I once took my son out of school a day early for Thanksgiving break.

I told the little guy to just tell the teacher you were sick. Well, this was torcher to my then 8yo son. He couldn’t help it. He had to be a braggart to not only his friends but his teacher as well. (Who was quite fond of)

They sent home a note that day informing me he would not be excused for that day.
Oh well…

…and then what? He’s not excused, but you let him stay home anyway. What does the school do about it? Put it on your permenant record? His?

I don’t have kids, but it doesn’t sound like the school has a whole lot of leverage here – they’re presumably not going to send Child Services out for a single day of parental-desired absence.

I don’t think it matters much in elementary school, but unexcused absences at my son’s school (6th-12th, prep school style charter) result in no credit for any work or tests that day.

If attendance is mandatory under state law, then, yes, the school has a right to ask the reason for the absence.

In our school district (Minneapolis), attending school is mandatory through the age of 18. Kids have to attend every day and on time unless they have a lawful reason. Those reasons are religious observances, family emergencies, or illness. The school has a right to ask for medical verification. If the child has more than 6 unexcused absences, the Hennepin County Attorney gets involved. If there are more than 9 unexcused absences, Child Protection steps in. If the child is under 12, it’s considered educational neglect and the parent may be charged with a gross misdemeanor. Sadly, despite all this, the graduation rate was only 73 percent in 2010.

When enrolling the child with the school, the parent undertakes to ensure the child attends during school hours - refusing to explain why their child is not attending as required puts the parent firmly in breach.

Like any contract, there will be different exceptions and tolerances.

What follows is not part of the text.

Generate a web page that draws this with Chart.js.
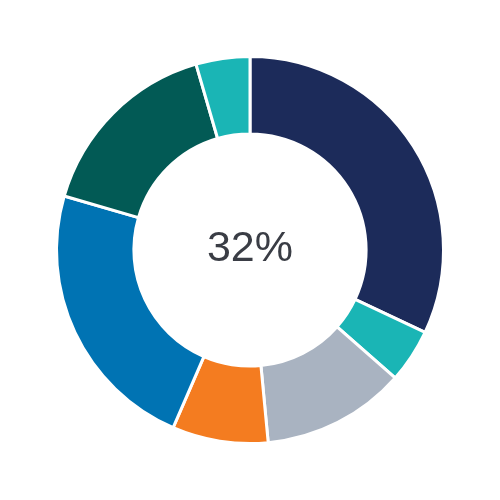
<!DOCTYPE html>
<html>
<head>
<meta charset="utf-8">
<script src="https://cdn.jsdelivr.net/npm/chart.js@4"></script>
<style>
  html, body { margin: 0; padding: 0; background: #fff; }
  #wrap { position: relative; width: 500px; height: 500px; }
  #centerText {
    position: absolute; left: 0; top: -4px; width: 500px; height: 500px;
    display: flex; align-items: center; justify-content: center;
    font-family: "Liberation Sans", Arial, sans-serif; font-size: 43px; color: #3a3d45;
    pointer-events: none;
  }
</style>
</head>
<body>
<div id="wrap">
  <canvas id="donut" width="500" height="500"></canvas>
  <div id="centerText">32%</div>
</div>
<script>
// slice data, clockwise from 12 o'clock
var labels = ['A', 'B', 'C', 'D', 'E', 'F', 'G'];
var values = [32, 4.5, 12, 8, 23, 16, 4.5];
var colors = ['#1c2b5a', '#1ab5b5', '#a9b3c1', '#f47c20', '#0073b3', '#025a55', '#1ab5b5'];

document.addEventListener("DOMContentLoaded", function() {
    var ctx = document.getElementById('donut').getContext('2d');
    new Chart(ctx, {
        type: 'doughnut',
        data: {
            labels: labels,
            datasets: [{
                data: values,
                backgroundColor: colors,
                borderColor: '#ffffff',
                borderWidth: 3
            }]
        },
        options: {
            responsive: false,
            animation: false,
            cutout: '60%',
            layout: { padding: 55 },
            plugins: {
                legend: { display: false },
                tooltip: { enabled: false }
            }
        }
    });
});
</script>
</body>
</html>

Currently my kid would receive a detention after returning from an unexplained absence, her previous school had different consequences.

Not for a single day, no. But in the state where I live (WV) school absenteeism has been such a huge problem they finally changed the laws about it a year or two ago. Enough unexcused absences in one year, and the parents wind up in court.

My take on this is, the school does have charge of a child for a large part of the week, and a huge amount of resources are expended to keep that child housed, fed, educated, etc. while he’s in school. (depending on the district, I think it’s anywhere from 4-10$k a year per child). That’s a lot of public money being spent, and parents who blow off sending their kid to school without a good reason are wasting it, and creating a drain on the system. I agree with the earlier poster who said a parent like that is undermining the school’s authority, not the other way around. They are undermining it because they are wasting the public resources expended for their child’s benefit.

Do schools regularly get funding for excused absences? I thought they got paid if the butt was in the seat, and not if not. But that would explain the distinction between excused and unexcused absences…

Oh, and no, I don’t think they have a “right” to know why the kid is absent, but I’m happy to feed them a pleasant lie if they insist they must check a checkbox.